Nadim Houry, senior researcher for Lebanon and Syria at Human Rights Watch, said the detention of the vast majority of the detainees was illegal.
“This is something the Lebanese judiciary has said in at least four judgments in the last few months,” he said in reference to four decisions made over the last two months saying the continued detention of four Iraqi refugees beyond their sentences had no legal justification. Only one of the four has been released.
“Lebanon should grant refugees and asylum seekers temporary residence in the country while either their country gets better or a third country resettlement possibility is explored,” Houry said.
“They should not spend that time in jail waiting for this to happen,” Houry added.
He urged the Interior and Justice Ministries to establish a joint task force to prepare a list of illegally detained foreigners who have completed their sentences, and to release them immediately. “The option that is being given to these refugees is rot here or die there,” Houry said, recalling a 2007 report by HRW with the same name. “It’s a non-choice.
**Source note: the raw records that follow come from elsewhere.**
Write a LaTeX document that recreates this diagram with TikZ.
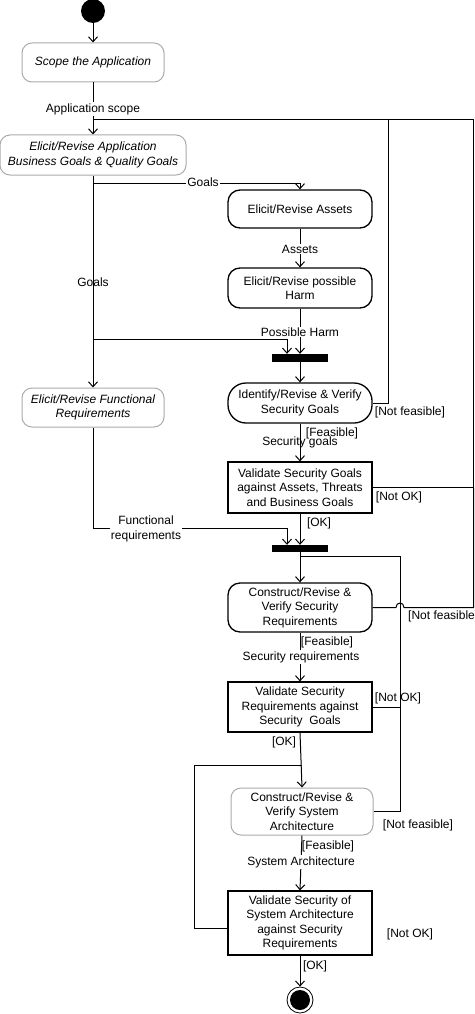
\documentclass[tikz,border=0pt]{standalone}
\usepackage{fontspec}
\setmainfont{Liberation Sans}
\usetikzlibrary{arrows.meta}
\newcommand{\diagfont}{\fontsize{12}{14.5}\selectfont}
\tikzset{
  ln/.style={line width=1pt},
  flow/.style={ln, -{Straight Barb[length=5pt,width=9pt]}},
  gbox/.style={draw=gray!65, line width=1pt, rounded corners=10pt, align=center, inner sep=0pt,
    font=\diagfont\itshape, minimum width=142pt, minimum height=39pt},
  bbox/.style={draw, line width=1.3pt, rounded corners=12pt, align=center, inner sep=0pt, minimum width=144pt},
  vbox/.style={draw, line width=1.2pt, align=center, inner sep=0pt, minimum width=144pt},
  jbar/.style={fill=black, inner sep=0pt, minimum width=56pt, minimum height=8pt},
  lbl/.style={inner sep=1pt, align=center},
  wlbl/.style={lbl, fill=white},
}
\begin{document}
\begin{tikzpicture}[x=1pt,y=-1pt, every node/.append style={font=\diagfont}]
\fill[white] (0,0) rectangle (474,1014);
\useasboundingbox (0,0) rectangle (474,1014);
% nodes
\node[circle, fill, inner sep=0pt, minimum size=24pt] (start) at (93,11) {};
\node[gbox] (scope) at (93,62.5) {Scope the Application};
\node[gbox, minimum width=186pt, minimum height=40pt] (elicit) at (93,155) {Elicit/Revise Application\\Business Goals \& Quality Goals};
\node[bbox, minimum height=38pt] (assets) at (300,209) {Elicit/Revise Assets};
\node[bbox, minimum height=40pt] (harm) at (300,288) {Elicit/Revise possible\\Harm};
\node[jbar] (bar1) at (300,358) {};
\node[bbox, minimum height=40pt, rounded corners=18pt] (ident) at (300,403) {Identify/Revise \& Verify\\Security Goals};
\node[gbox] (func) at (93,407.5) {Elicit/Revise Functional\\Requirements};
\node[vbox, minimum height=51pt] (valg) at (300,487.5) {Validate Security Goals\\against Assets, Threats\\and Business Goals};
\node[jbar, minimum height=7pt] (bar2) at (300,548.5) {};
\node[bbox, minimum height=49pt] (consreq) at (300,607.5) {Construct/Revise \&\\Verify Security\\Requirements};
\node[vbox, minimum height=50pt] (valreq) at (300,707) {Validate Security\\Requirements against\\Security\ \ Goals};
\node[gbox, font=\diagfont, minimum height=47pt] (consarch) at (302,811.5) {Construct/Revise \&\\Verify System\\Architecture};
\node[vbox, minimum height=64pt] (valarch) at (300,923) {Validate Security of\\System Architecture\\against Security\\Requirements};
\node[circle, draw, line width=0.8pt, inner sep=0pt, minimum size=26pt] (end) at (300,1000) {};
\fill (end.center) circle (10pt);
% junction coordinates
\coordinate (m1) at (93,120);
\coordinate (r1) at (388,120);
\coordinate (r2) at (473.5,120);
\coordinate (g1) at (93,183);
\coordinate (g2) at (93,339);
\coordinate (f1) at (93,528);
\coordinate (j2) at (300,556);
\coordinate (l2) at (400,556);
\coordinate (a1) at (302,765);
\coordinate (a2) at (194,765);
% connectors
\draw[flow] (start) -- (scope);
\draw[flow] (scope.south) -- (elicit.north);
\draw[ln] (ident.east) -| (r1) -- (m1);
\draw[ln] (valg.east) -| (r2) -- (r1);
\draw[ln] (consreq.east) -- (396,607.5) .. controls (396,601.5) and (404,601.5) .. (404,607.5) -- (473.5,607.5) -- (473.5,487.5);
\draw[flow] (elicit.south) -- (func.north);
\draw[flow] (g1) -| (assets.north);
\draw[flow] (assets) -- (harm);
\draw[flow] (harm) -- (bar1);
\draw[flow] (g2) -| ([xshift=-13pt]bar1.north);
\draw[flow] (bar1) -- (ident);
\draw[flow] (ident) -- (valg);
\draw[flow] (valg) -- (bar2);
\draw[flow] (func.south) -- (f1) -| ([xshift=-13pt]bar2.north);
\draw[flow] (bar2) -- (consreq);
\draw[ln] (consarch.east) -| (l2) -- (j2);
\draw[ln] (valreq.east) -- (valreq.east -| l2);
\draw[flow] (consreq) -- (valreq);
\draw[flow] (valreq.south) -- (consarch.north);
\draw[ln] ([yshift=-5pt]valarch.west) -| (a2) -- (a1);
\draw[flow] (consarch.south) -- (valarch.north);
\draw[flow] (valarch) -- (end);
% labels
\node[wlbl] (t1) at (93,109) {Application scope};
\node[wlbl] (t2) at (203,182) {Goals};
\node[lbl] (t3) at (93,282) {Goals};
\node[wlbl] (t4) at (300,249) {Assets};
\node[wlbl] (t5) at (300,332) {Possible Harm};
\node[lbl] (t6) at (410,412) {[Not feasible]};
\node[lbl] (t7) at (332,433) {[Feasible]};
\node[lbl] (t8) at (300,442) {Security goals};
\node[lbl] (t9) at (399,497) {[Not OK]};
\node[lbl] (t10) at (319,523) {[OK]};
\node[wlbl] (t11) at (146,529) {Functional\\requirements};
\node[lbl, anchor=west] (t12) at (407,616) {[Not feasible]};
\node[lbl] (t13) at (327,642) {[Feasible]};
\node[wlbl] (t14) at (301,657) {Security requirements};
\node[lbl] (t15) at (398,698) {[Not OK]};
\node[lbl] (t16) at (284,742) {[OK]};
\node[lbl] (t17) at (418,825) {[Not feasible]};
\node[lbl] (t18) at (328,846) {[Feasible]};
\node[wlbl] (t19) at (301,862) {System Architecture};
\node[lbl] (t20) at (410,934) {[Not OK]};
\node[lbl] (t21) at (315,966) {[OK]};
\end{tikzpicture}
\end{document}
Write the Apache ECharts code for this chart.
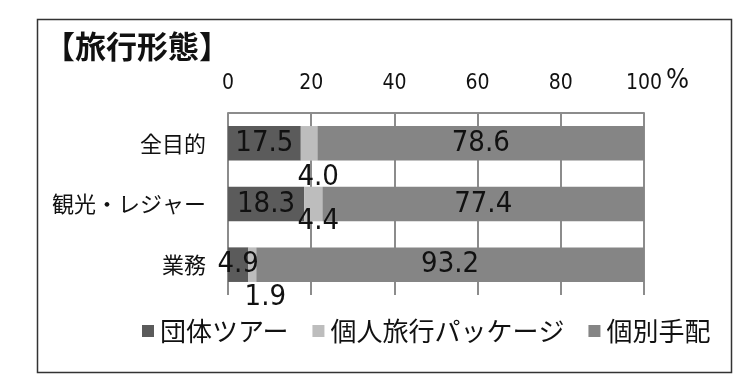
<!DOCTYPE html>
<html>
<head>
<meta charset="utf-8">
<script src="https://cdn.jsdelivr.net/npm/echarts@6/dist/echarts.min.js"></script>
<style>html,body{margin:0;padding:0;background:#fff}#c{width:751px;height:391px}</style>
</head>
<body>
<div id="c"></div>
<script>
const categories = ['全目的', '観光・レジャー', '業務'];
const seriesNames = ['団体ツアー', '個人旅行パッケージ', '個別手配'];
const groupTour = [17.5, 18.3, 4.9];
const packageTour = [4.0, 4.4, 1.9];
const individual = [78.6, 77.4, 93.2];
const tickLabels = [0, 20, 40, 60, 80, 100];

const numFont = '"Liberation Sans Narrow", "DejaVu Sans Condensed", "Roboto", sans-serif';
const jpFont = '"Noto Sans CJK JP", sans-serif';
const colors = ['#5b5b5b', '#bdbdbd', '#858585'];
const pkgOffsets = [[9, 34], [5, 17], [13, 33]];

const chart = echarts.init(document.getElementById('c'));
const labelBase = {show: true, position: 'inside', fontSize: 29, color: '#111', fontFamily: numFont,
  formatter: p => p.value.toFixed(1)};

chart.setOption({
  animation: false,
  color: colors,
  grid: {left: 228, right: 107, top: 113, bottom: 96},
  xAxis: {
    type: 'value', position: 'top', min: tickLabels[0], max: tickLabels[tickLabels.length - 1], interval: 20,
    axisLine: {show: true, lineStyle: {color: '#8c8c8c', width: 2}},
    axisTick: {show: false},
    splitLine: {show: true, lineStyle: {color: '#8c8c8c', width: 2}},
    axisLabel: {fontSize: 21, color: '#111', margin: 19, fontFamily: numFont}
  },
  yAxis: {
    type: 'category', inverse: true, data: categories,
    axisLine: {show: false}, axisTick: {show: false},
    axisLabel: {fontSize: 22, color: '#111', margin: 22, fontFamily: jpFont}
  },
  legend: {
    top: 313, left: 137, icon: 'rect', itemWidth: 12, itemHeight: 12, itemGap: 24,
    textStyle: {fontSize: 26, color: '#111', fontFamily: jpFont, padding: [0, 0, 0, 1]},
    data: seriesNames
  },
  series: [
    {name: seriesNames[0], type: 'bar', stack: 't', barWidth: '57%', data: groupTour, label: labelBase},
    {name: seriesNames[1], type: 'bar', stack: 't', barWidth: '57%',
      data: packageTour.map((v, i) => ({value: v, label: {offset: pkgOffsets[i]}})), label: labelBase},
    {name: seriesNames[2], type: 'bar', stack: 't', barWidth: '57%', data: individual, label: labelBase}
  ],
  graphic: [
    {type: 'rect', shape: {x: 37.5, y: 19.5, width: 694, height: 353}, style: {fill: null, stroke: '#333', lineWidth: 1.5}, silent: true},
    {type: 'text', left: 44, top: 31, style: {text: '【旅行形態】', font: 'bold 31px "Noto Sans CJK JP", sans-serif', fill: '#111'}},
    {type: 'text', left: 666, top: 67, style: {text: '%', font: '27px ' + numFont, fill: '#111'}}
  ]
});
</script>
</body>
</html>
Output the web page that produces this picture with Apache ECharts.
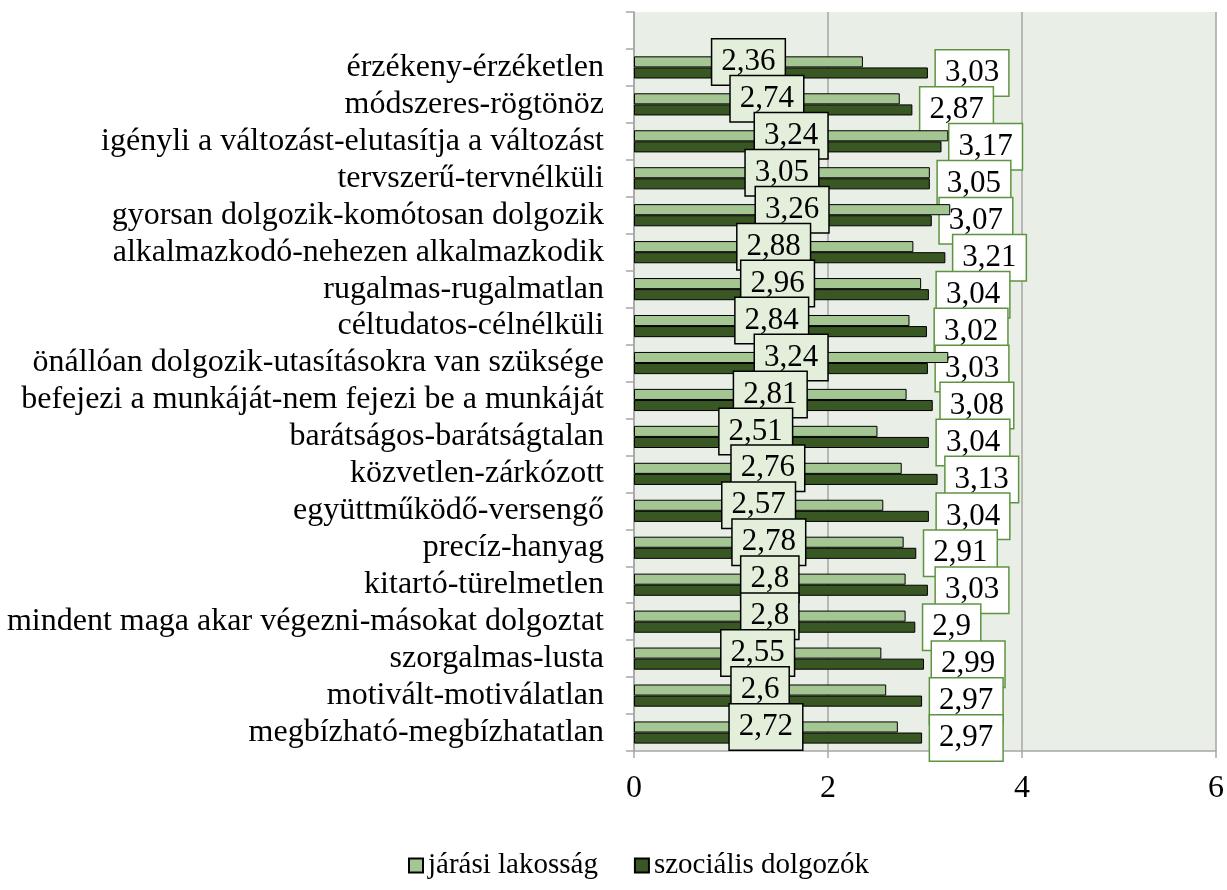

These people do not represent a threat to Lebanon.”
“It has to be Parliament and the government that sets policy on foreigners in Lebanon, not General Security,” Houry said. “General Security is tasked with enforcing and implementing policy, not setting policy.”
The protest comes amid a flurry of activity urging swift reform to Lebanon’s prison system. Last week a report by LCHR demanded the Center, along with the Defense Ministry Prison, notorious for widespread torture, be closed.
A 2008 US State Department report into human rights practices in Lebanon noted the country’s prison conditions were “poor and did not meet minimum international standards.”